One area in which the proposed structure could affect enforcement lies in the potential overlap among the agencies identified as components of the “optimal regulatory structure.” As noted above, the proposals contemplate a regulatory authority, CBRA, that would consolidate the “consumer protection” aspects of current regulatory agencies, including “disclosure, sales and marketing practices...and anti-discrimination laws...operational ability, professional conduct, testing and training, fraud and manipulation, and duties to customers (e.g. best execution and investor suitability.)”67 The proposals also contemplate the establishment of a corporate finance regulator as well as a market stability regulator (a function that, as noted above, would reside in the Federal Reserve). Under this scenario, the Federal Reserve would have the au- thority to collect information from financial institutions and to make judgments concerning disclosure of such information. One can foresee situations in which the Federal Reserve decides that disclosure of certain information would destabilize the financial markets. Yet, to the extent that the institutions involved were public companies (or subsidiaries of public companies), the corporate finance regulator could decide that the companies had an obligation to disclose the information and the CBRA could decide that the companies’ failures to disclose such information consti- tuted a fraud on consumers. The tenor of the proposals suggests that the principle of market stability would take precedence. Assuming that this were so, any enforcement mechanism available to the CBRA or to the corporate finance regulator would be restrained by the Federal Reserve. 

Industry Reaction

Industry reaction to the Report has come from many quarters and has included support68 as well as clear opposition.69 Many important early remarks have been of a more general nature, indicating agreement on the
need for reform of the current regulatory regime but naturally staying away from reacting to the particulars of a Report that is just over 200 pages long.

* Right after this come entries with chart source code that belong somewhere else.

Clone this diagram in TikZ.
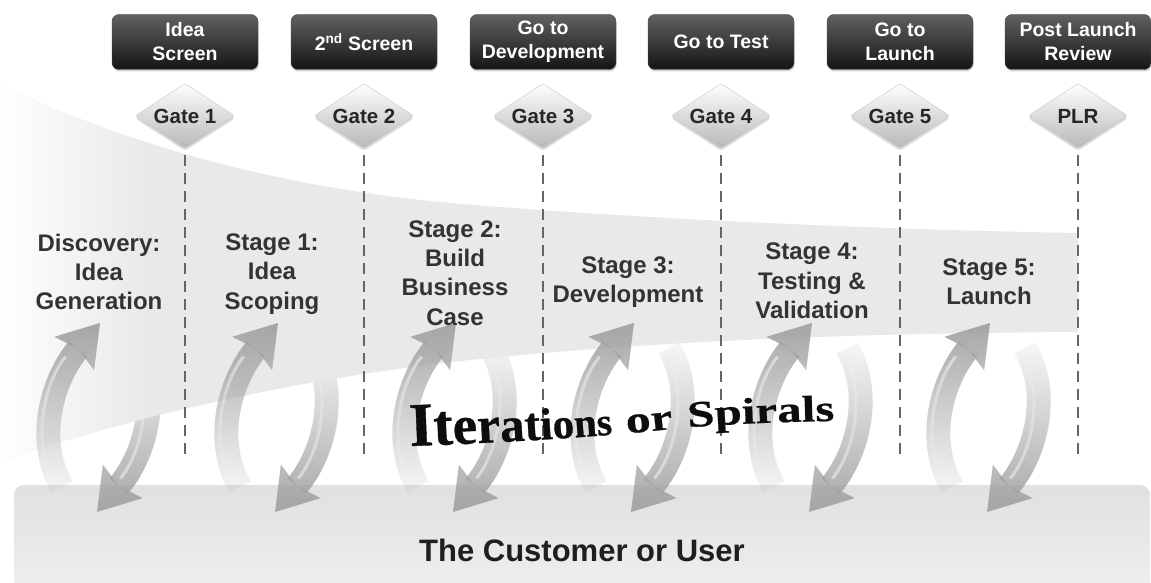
\documentclass[tikz,border=0pt]{standalone}
\usepackage{fontspec}
\setmainfont{Liberation Sans}
\newfontfamily\wordfont{Liberation Serif}[FakeBold=0.6]
\newfontfamily\wordfontwide{Liberation Serif}[FakeStretch=1.32,FakeBold=0.6]
\usetikzlibrary{arrows.meta,shapes.geometric,fadings,decorations.text,shadows}

% fadings for the spiral arrows and the left end of the band
\tikzfading[name=opaquetop, top color=transparent!0, middle color=transparent!30, bottom color=transparent!95]
\tikzfading[name=opaquebottom, top color=transparent!95, middle color=transparent!30, bottom color=transparent!0]
\tikzfading[name=opaqueleft, left color=transparent!0, right color=transparent!100]

\definecolor{bandgray}{gray}{0.915}
\definecolor{arrowgray}{gray}{0.63}
\definecolor{dashgray}{gray}{0.4}
\definecolor{stagetext}{gray}{0.2}

% serif word art sizes
\newcommand\iw[1]{\wordfont\bfseries\fontsize{#1}{#1}\selectfont}
\newcommand\iww[1]{\wordfontwide\bfseries\fontsize{#1}{#1}\selectfont}

% outline of the stage band
\newcommand\bandpath{(0,-85) .. controls (120,-140) and (260,-185) .. (450,-203)
  .. controls (650,-220) and (900,-230) .. (1078,-233) -- (1078,-332)
  .. controls (900,-333) and (700,-338) .. (500,-357)
  .. controls (330,-373) and (150,-410) .. (0,-462) -- cycle}

\tikzset{
  topbox/.style={rounded corners=7pt, minimum width=146pt, minimum height=55pt, inner sep=2pt,
    top color=black!62, bottom color=black!92, draw=black!70, text=white, align=center,
    font=\bfseries\fontsize{19.5}{24}\selectfont,
    drop shadow={opacity=0.35, shadow xshift=0.5pt, shadow yshift=-2pt}},
  gate/.style={diamond, aspect=1.55, minimum width=100pt, minimum height=65pt, inner sep=0pt,
    rounded corners=3pt, top color=white, bottom color=black!28, draw=black!22,
    text=black!85, font=\bfseries\fontsize{20.5}{22}\selectfont,
    drop shadow={opacity=0.25, shadow xshift=0pt, shadow yshift=-2.5pt}},
  gateline/.style={draw=dashgray, line width=2pt, dash pattern=on 11pt off 7pt, shorten <=6pt},
  stagetxt/.style={align=center, text=stagetext, font=\bfseries\fontsize{24}{29.3}\selectfont},
  custbox/.style={rounded corners=10pt, minimum width=1136pt, minimum height=130pt,
    top color=black!12, bottom color=black!5, draw=none, text=black!88,
    font=\bfseries\fontsize{31}{36}\selectfont},
  spiralhead/.style={-{Stealth[length=40pt,width=52pt,inset=6pt,line width=0pt]}},
  spiralup/.style={arrowgray, line width=24pt, spiralhead, path fading=opaquetop},
  spiraldown/.style={arrowgray, line width=24pt, spiralhead, path fading=opaquebottom},
  shine/.style={white, line width=3pt, opacity=0.6, shorten >=44pt},
}

\begin{document}
\begin{tikzpicture}[x=1pt, y=1pt]
\useasboundingbox (0,0) rectangle (1151,-583);
\clip (0,0) rectangle (1151,-583);
\fill[white] (0,0) rectangle (1151,-583);

% customer / user base
\node[custbox] (cust) at (582,-550) {The Customer or User};

% downward halves of the spirals (behind the band)
\foreach \c in {99,277,455,633,811,989} {
  \draw[spiraldown] (\c+36,-348) .. controls (\c+63,-395) and (\c+46,-455) .. (\c-2,-512);
  \draw[shine, path fading=opaquebottom] (\c+31,-348) .. controls (\c+58,-395) and (\c+41,-455) .. (\c-7,-512);
}

% stage band
\fill[bandgray] \bandpath;
\begin{scope}
  \clip \bandpath;
  \fill[white, path fading=opaqueleft] (0,-60) rectangle (150,-480);
\end{scope}

% upward halves of the spirals
\foreach \c in {99,277,455,633,811,989} {
  \draw[spiralup] (\c-37,-487) .. controls (\c-64,-440) and (\c-47,-380) .. (\c+1,-323);
  \draw[shine, path fading=opaquetop] (\c-43,-487) .. controls (\c-70,-440) and (\c-53,-380) .. (\c-5,-323);
}

% decision boxes
\node[topbox] (b1) at (185,-42) {Idea\\Screen};
\node[topbox] (b2) at (364,-42) {2\textsuperscript{nd} Screen};
\node[topbox] (b3) at (543,-42) {Go to\\Development};
\node[topbox] (b4) at (721,-42) {Go to Test};
\node[topbox] (b5) at (900,-42) {Go to\\Launch};
\node[topbox] (b6) at (1078,-42) {Post Launch\\Review};

% gates
\node[gate] (g1) at (185,-116) {Gate 1};
\node[gate] (g2) at (364,-116) {Gate 2};
\node[gate] (g3) at (543,-116) {Gate 3};
\node[gate] (g4) at (721,-116) {Gate 4};
\node[gate] (g5) at (900,-116) {Gate 5};
\node[gate] (g6) at (1078,-116) {PLR};

% gate dividers
\coordinate (d1) at (185,-457);
\coordinate (d2) at (364,-457);
\coordinate (d3) at (543,-457);
\coordinate (d4) at (721,-457);
\coordinate (d5) at (900,-457);
\coordinate (d6) at (1078,-457);
\foreach \i in {1,...,6} { \draw[gateline] (g\i.south) -- (d\i); }

% stages
\node[stagetxt] (s0) at (99,-272) {Discovery:\\Idea\\Generation};
\node[stagetxt] (s1) at (272,-274) {Stage 1:\\Idea\\Scoping};
\node[stagetxt] (s2) at (455,-273) {Stage 2:\\Build\\Business\\Case};
\node[stagetxt] (s3) at (628,-282) {Stage 3:\\Development};
\node[stagetxt] (s4) at (812,-281) {Stage 4:\\Testing \&\\Validation};
\node[stagetxt] (s5) at (989,-282) {Stage 5:\\Launch};

% iterations word art
\coordinate (wstart) at (410,-446);
\coordinate (wend) at (900,-420);
\path[decorate, decoration={text along path, text align=left, text color=black!95,
  text={|\iw{62}|I|\iw{58}|t|\iw{55}|e|\iw{52}|r|\iw{49}|a|\iw{47}|t|\iw{45}|i|\iw{43}|o|\iw{41}|n|\iw{39}|s|\iw{56}| |\iww{38}|o|\iww{37}|r|\iw{60}| |\iww{37}|S|\iww{37}|p|\iww{37}|i|\iww{37}|r|\iww{37}|a|\iww{37}|l|\iww{37}|s}}]
  (wstart) .. controls (520,-442) and (610,-436) .. (680,-428) .. controls (740,-423) and (800,-421) .. (wend);
\end{tikzpicture}
\end{document}
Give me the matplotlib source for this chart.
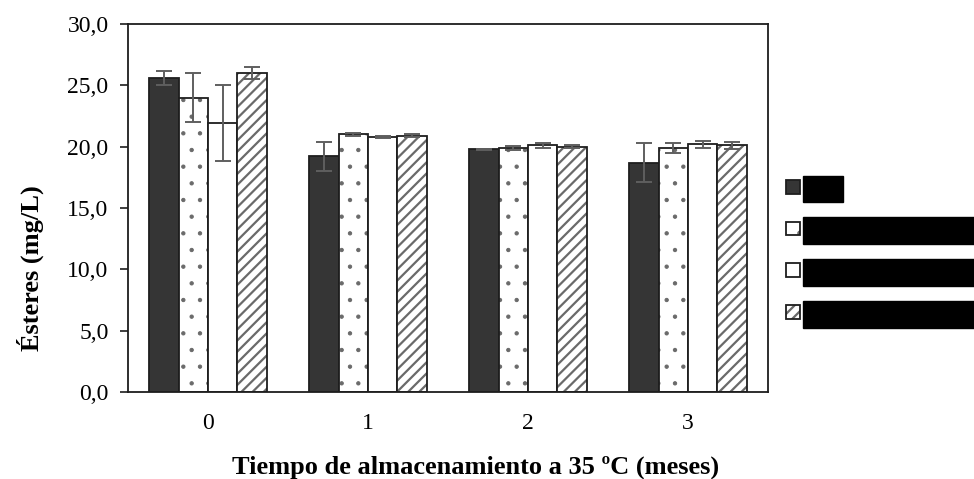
import matplotlib
matplotlib.use("Agg")
import matplotlib.pyplot as plt
from matplotlib.patches import Patch
import numpy as np

plt.rcParams['font.family'] = ['Liberation Serif', 'DejaVu Serif']
plt.rcParams['hatch.linewidth'] = 1.6

months = ["0", "1", "2", "3"]
series_labels = ["Ctrl",
                 "Levadura seca activa",
                 "Extracto de levadura",
                 "Lías finas de crianza"]
values = [
    [25.6, 19.2, 19.8, 18.7],
    [24.0, 21.0, 19.9, 19.9],
    [21.9, 20.8, 20.1, 20.2],
    [26.0, 20.9, 20.0, 20.1],
]
errors = [
    [0.6, 1.2, 0.05, 1.6],
    [2.0, 0.15, 0.15, 0.4],
    [3.1, 0.1, 0.2, 0.3],
    [0.5, 0.15, 0.1, 0.3],
]
yticks = [0, 5, 10, 15, 20, 25, 30]
ytick_labels = ["0,0", "5,0", "10,0", "15,0", "20,0", "25,0", "30,0"]

styles = [
    dict(facecolor="#353535", hatch=None, hlw=1.6),
    dict(facecolor="white", hatch=".", hlw=0.7),
    dict(facecolor="white", hatch=None, hlw=1.6),
    dict(facecolor="white", hatch="///", hlw=1.6),
]


def style_hatch(p, st):
    p._hatch_color = matplotlib.colors.to_rgba("#6a6a6a")
    if hasattr(p, "set_hatch_linewidth"):
        p.set_hatch_linewidth(st["hlw"])
    else:
        p._hatch_linewidth = st["hlw"]


fig = plt.figure(figsize=(9.74, 4.79), dpi=100)
ax = fig.add_axes([128/974, (479-392)/479, (768-128)/974, (392-24)/479])

x = np.arange(len(months))
w = 0.184
handles = []
for i, (vals, errs, st) in enumerate(zip(values, errors, styles)):
    pos = x + (i - 1.5) * w
    bars = ax.bar(pos, vals, width=w, facecolor=st["facecolor"], edgecolor="#1e1e1e",
                  linewidth=1.3, hatch=st["hatch"], zorder=2)
    for b in bars:
        style_hatch(b, st)
    ax.errorbar(pos, vals, yerr=errs, fmt="none", ecolor="#5f5f5f", elinewidth=1.4,
                capsize=6, capthick=1.4, zorder=3)
    h = Patch(facecolor=st["facecolor"], edgecolor="#1e1e1e", linewidth=1.3, hatch=st["hatch"])
    style_hatch(h, st)
    handles.append(h)

ax.set_xlim(-0.5, 3.5)
ax.set_ylim(0, 30)
ax.set_yticks(yticks)
ax.set_yticklabels(ytick_labels)
ax.set_xticks(x)
ax.set_xticklabels(months)
ax.tick_params(axis="y", length=6, width=1.2, pad=8, labelsize=17, color="#1e1e1e")
ax.tick_params(axis="x", length=0, pad=15, labelsize=17)
for s in ax.spines.values():
    s.set_linewidth(1.3)
    s.set_color("#1e1e1e")

ax.set_xlabel("Tiempo de almacenamiento a 35 ºC (meses)", fontsize=19, fontweight="bold")
ax.xaxis.label.set_va("center")
ax.xaxis.set_label_coords((476 - 128) / 640, (392 - 467) / 368)

fig.text(30/974, 1 - 268/479, "Ésteres (mg/L)", rotation=90, fontsize=19, fontweight="bold",
         ha="center", va="center")

leg = fig.legend(handles, series_labels, loc="upper left",
                 bbox_to_anchor=(786/974, 1 - 180/479), frameon=False, fontsize=14,
                 handlelength=0.7, handleheight=0.7, handletextpad=0.4,
                 labelspacing=1.24, borderaxespad=0, borderpad=0)
for t in leg.get_texts():
    t.set_color("#000000")
    t.set_bbox(dict(boxstyle="square,pad=0.25", facecolor="#000000", edgecolor="#000000"))

fig.savefig("out.png", dpi=100)
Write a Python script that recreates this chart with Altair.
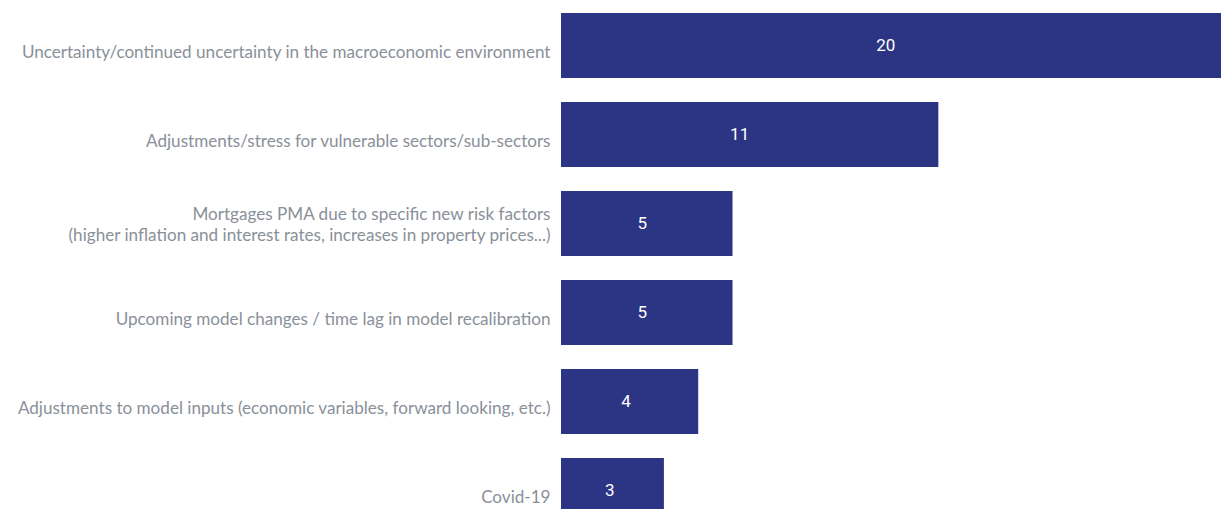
import altair as alt
import pandas as pd

categories = [
    "Uncertainty/continued uncertainty in the macroeconomic environment",
    "Adjustments/stress for vulnerable sectors/sub-sectors",
    "Mortgages PMA due to specific new risk factors|(higher inflation and interest rates, increases in property prices...)",
    "Upcoming model changes / time lag in model recalibration",
    "Adjustments to model inputs (economic variables, forward looking, etc.)",
    "Covid-19",
]
values = [20, 11, 5, 5, 4, 3]

df = pd.DataFrame({"category": categories, "value": values})

bar_color = "#2B3583"
label_color = "#8A9099"

y_enc = alt.Y(
    "category:N",
    sort=None,
    title=None,
    scale=alt.Scale(range=[5, 515], paddingInner=24 / 89, paddingOuter=0),
    axis=alt.Axis(
        ticks=False,
        domain=False,
        labelPadding=11,
        labelFont="Lato",
        labelFontSize=17.1,
        labelColor=label_color,
        labelLimit=0,
        labelLineHeight=21,
        labelExpr="split(datum.label, '|')",
        labelOffset={
            "condition": {"test": "indexof(datum.value, 'Mortgages') >= 0", "value": -9},
            "value": 7.5,
        },
    ),
)

x_scale = alt.Scale(domain=[0, 19.24], nice=False, zero=True)

bars = alt.Chart(df).mark_bar(color=bar_color, clip=True).encode(
    x=alt.X("value:Q", scale=x_scale, axis=None, title=None),
    y=y_enc,
)

labels = (
    alt.Chart(df)
    .transform_calculate(mid="datum.value * 0.4735")
    .mark_text(color="white", font="Roboto", fontSize=17, align="center", baseline="middle")
    .encode(
        x=alt.X("mid:Q", scale=x_scale, axis=None, title=None),
        y=y_enc,
        text=alt.Text("value:Q"),
    )
)

chart = (
    alt.layer(bars, labels)
    .properties(
        width=660,
        height=501,
        padding={"left": 553, "top": 0, "right": 0, "bottom": 0},
        autosize=alt.AutoSizeParams(type="none"),
        background="white",
    )
    .configure_view(strokeWidth=0)
)

chart.save("out.html", embed_options={"renderer": "svg", "actions": False})
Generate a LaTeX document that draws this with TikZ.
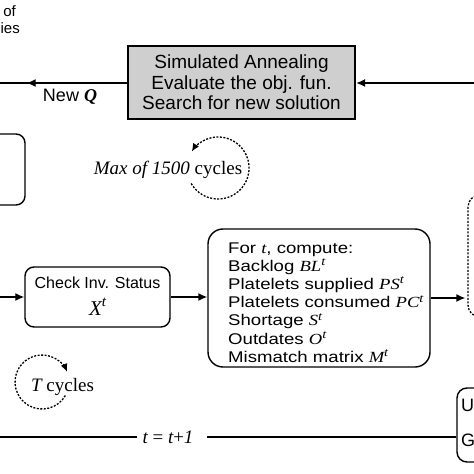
\documentclass[tikz,border=0pt]{standalone}
\usepackage{fontspec}
\setmainfont{Liberation Sans}
\newfontfamily\tms{Liberation Serif}
\newfontfamily\csans[FakeStretch=1.2]{Liberation Sans}
\newfontfamily\ctms[FakeStretch=1.2]{Liberation Serif}
\newcommand{\supT}{\raisebox{0.36em}{\fontsize{12bp}{12bp}\selectfont t}}
\usetikzlibrary{arrows.meta,decorations.markings}
\begin{document}
\begin{tikzpicture}[x=1bp,y=-1bp,
  arr/.style={line width=1.4bp,-{Latex[length=9bp,width=8bp]}},
  plain/.style={line width=1.3bp},
  rbox/.style={draw,line width=1.4bp,rounded corners=9bp,inner sep=0pt},
  sabox/.style={draw,line width=2.2bp,fill=black!19,inner sep=0pt,align=center,
     font=\fontsize{19bp}{20.5bp}\selectfont},
  dotarc/.style={line width=1.3bp,dash pattern=on 2bp off 1.5bp,-{Latex[length=8bp,width=7bp]}},
  lbl/.style={inner sep=0pt,font=\fontsize{18bp}{20bp}\selectfont},
  serlbl/.style={inner sep=0pt,font=\tms\fontsize{19bp}{21bp}\selectfont}
]
\useasboundingbox (0,0) rectangle (474,474);
\clip (0,0) rectangle (474,474);

% top-left fragments
\node[lbl,anchor=east,font=\fontsize{15bp}{17bp}\selectfont] (tla) at (16,11) {of};
\node[lbl,anchor=east,font=\fontsize{15bp}{17bp}\selectfont] (tlb) at (20,28) {ies};

% simulated annealing box
\node[sabox,minimum width=227bp,minimum height=73bp] (sa) at (241.5,82.5)
  {Simulated Annealing\\Evaluate the obj. fun.\\Search for new solution};
\coordinate (rin) at (474,83);
\draw[arr] (rin) -- (sa.east |- rin);
\coordinate (lout) at (0,83);
\draw[plain,postaction={decorate},decoration={markings,
   mark=at position 0.79 with {\arrow{Latex[length=9bp,width=8bp]}}}]
   (sa.west |- lout) -- (lout);
\node[lbl] (nq) at (70,97) {New {\tms\bfseries\itshape Q}};

% left partial box
\node[rbox,minimum width=100bp,minimum height=71bp] (lb) at (-25,169.5) {};

% max of 1500 cycles
\node[serlbl] (mx) at (168,170) {\itshape Max of 1500 \upshape cycles};
\draw[dotarc] (191.2,183.5) arc[start angle=210,end angle=508,radius=31bp];

% check inventory box
\node[rbox,minimum width=145bp,minimum height=60bp] (ck) at (97.5,297) {};
\node[inner sep=0pt,font=\fontsize{16bp}{18bp}\selectfont] (cka) at (97.5,283) {Check Inv. Status};
\node[inner sep=0pt,font=\tms\itshape\fontsize{21bp}{23bp}\selectfont] (ckb) at (97.5,307) {X\raisebox{0.42em}{\fontsize{15bp}{15bp}\selectfont t}};
\coordinate (ckin) at (0,297);
\draw[arr] (ckin) -- (ck.west);

% compute box
\node[rbox,rounded corners=15bp,minimum width=222bp,minimum height=138bp] (cp) at (319,298) {};
\node[anchor=west,align=left,inner sep=0pt,font=\csans\fontsize{15.5bp}{18.2bp}\selectfont] (cpt) at (228,302.5)
  {For {\ctms\itshape t}, compute:\\
   Backlog {\ctms\itshape BL\supT}\\
   Platelets supplied {\ctms\itshape PS\supT}\\
   Platelets consumed {\ctms\itshape PC\supT}\\
   Shortage {\ctms\itshape S\supT}\\
   Outdates {\ctms\itshape O\supT}\\
   Mismatch matrix {\ctms\itshape M\supT}};
\draw[arr] (ck.east) -- (cp.west |- ck.east);

% right dotted partial shape
\node[draw,line width=1.3bp,dash pattern=on 2bp off 1.5bp,rounded corners=12bp,
      minimum width=100bp,minimum height=122bp,inner sep=0pt] (sim) at (518,256) {};
\draw[arr,shorten >=2bp] (cp.east) -- (sim.west |- cp.east);

% T cycles
\node[serlbl] (tc) at (62.5,387) {\itshape T \upshape cycles};
\draw[dotarc] (65.4,395.5) arc[start angle=-30,end angle=-338,radius=27bp];

% bottom partial box and loop-back line
\node[rbox,rounded corners=10bp,minimum width=100bp,minimum height=74bp] (ub) at (507,425) {};
\node[lbl,anchor=west] (ua) at (461,405) {U};
\node[lbl,anchor=west] (ga) at (461,440) {G};
\node[serlbl] (tt) at (168,437) {\itshape t \upshape= \itshape t\upshape+\itshape 1};
\coordinate (bl) at (0,437);
\draw[plain] (ub.west |- tt) -- ([xshift=13bp]tt.east);
\draw[plain] ([xshift=-5bp]tt.west) -- (bl);
\end{tikzpicture}
\end{document}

Chairman Cox of the SEC commented that “financial services regulation in the United States needs to be better integrated among fewer agencies, with clearer lines of responsibility.”70 FINRA’s CEO, Mary Schapiro, applauded Treasury Secretary Paulson for raising the issues dealt with in the Report, and supported the general concept of modernizing regulation, stating “[t]oday’s increasingly complex financial services landscape and fragmented regulatory environment has made it nearly impossible for the average investor to navigate the marketplace and fully understand the risks they may be exposed to and the protections they are entitled to.”71 The Investment Company Institute’s (“ICI”) President and CEO, Paul Schott Stevens, noted that the “ICI commends Secretary Paulson on a penetrating examination of our current financial regulatory structure, and on a bold concept of the reforms needed to make that structure more appropriate to today’s markets and more effective in protecting consumers and promoting competitiveness.”72 Tim Ryan,  President and CEO of the Securities Industry and Financial Markets Association (“SIFMA”) called Treasury’s plan both thoughtful and sweeping, and commented that “[o]ur present regulatory framework was born of Depression era events and is not well suited for today’s environment where billions of dollars race across the globe with the click of a mouse. That fact, teamed with the current market conditions, result in an universal agreement that it is time to modernize and revitalize the current system.”73 As noted above, the Report has been subject to criticism by former SEC Chairmen.74

Some additional reactions worthy of special note include the following:

  • CFTC Reaction to Merger of CFTC and SEC Walt Lukken, acting chairman of the CFTC, recognized that while a new unified regulator for securities and futures may bring efficiencies, a larger regulatory bureaucracy may also jeopardize CFTC’s ability to function effectively, which it does now partially because of its small size.75 He further commented that some of the benefits of a unified regulator could be achieved simply through enhanced coordination and information sharing between the CFTC and the SEC.76
  • FPA Reaction to SRO for Investment Advisers Mark Johannessen, President of the Financial Planning Association (“FPA”), stated that while “structural” reform of the financial services industry is overdue, the FPA “strongly objects to a self-regulatory regime for investment advisers...” He added that the FPA would be receptive to professional regulation that included peer review to ensure competency. But “[i]nvestment advisers shouldn’t be penalized for the mortgage industry and Wall Street going berserk” and “[i]mposing a costly, self-regulatory organization on investment advisers is ... flunking someone who gets straight A’s [sic]. Mr. Paulson is unfortunately confusing Wall Street with Main Street, and fiduciary standards with sales regulation of brokers.”77
  • Optional Federal Charter There was mixed reaction by some insurance industry participants to the Report’s proposal to create the OFC.78 On the one hand, National Association of Insurance Commissioners President Sandy Praeger was against the proposal, stating, “We agree that the federal government needs to remodel their financial regulatory house, but they need to leave the insurance ‘room’ alone! While we certainly support better coordinating and modernizing of their oversight efforts, ‘Modern’ does not mean ‘Federal.’ State insurance regulators are marginalized in this report and frankly, for our sector it looks more like a solution in search of a problem.” 79 However, Governor Marc Racicot, President of the American Insurance Association, commended the OFC proposal, noting that “[p]roviding insurers with the option of a single regulator for insurance will benefit consumers and will be more efficient, effective and rational given the ‘increasing tension’ a state- based regulatory system creates.”80 

Political Reaction

The Report has received mixed reviews on Capitol Hill, including criticism from leading Democrats and applause from some Republicans.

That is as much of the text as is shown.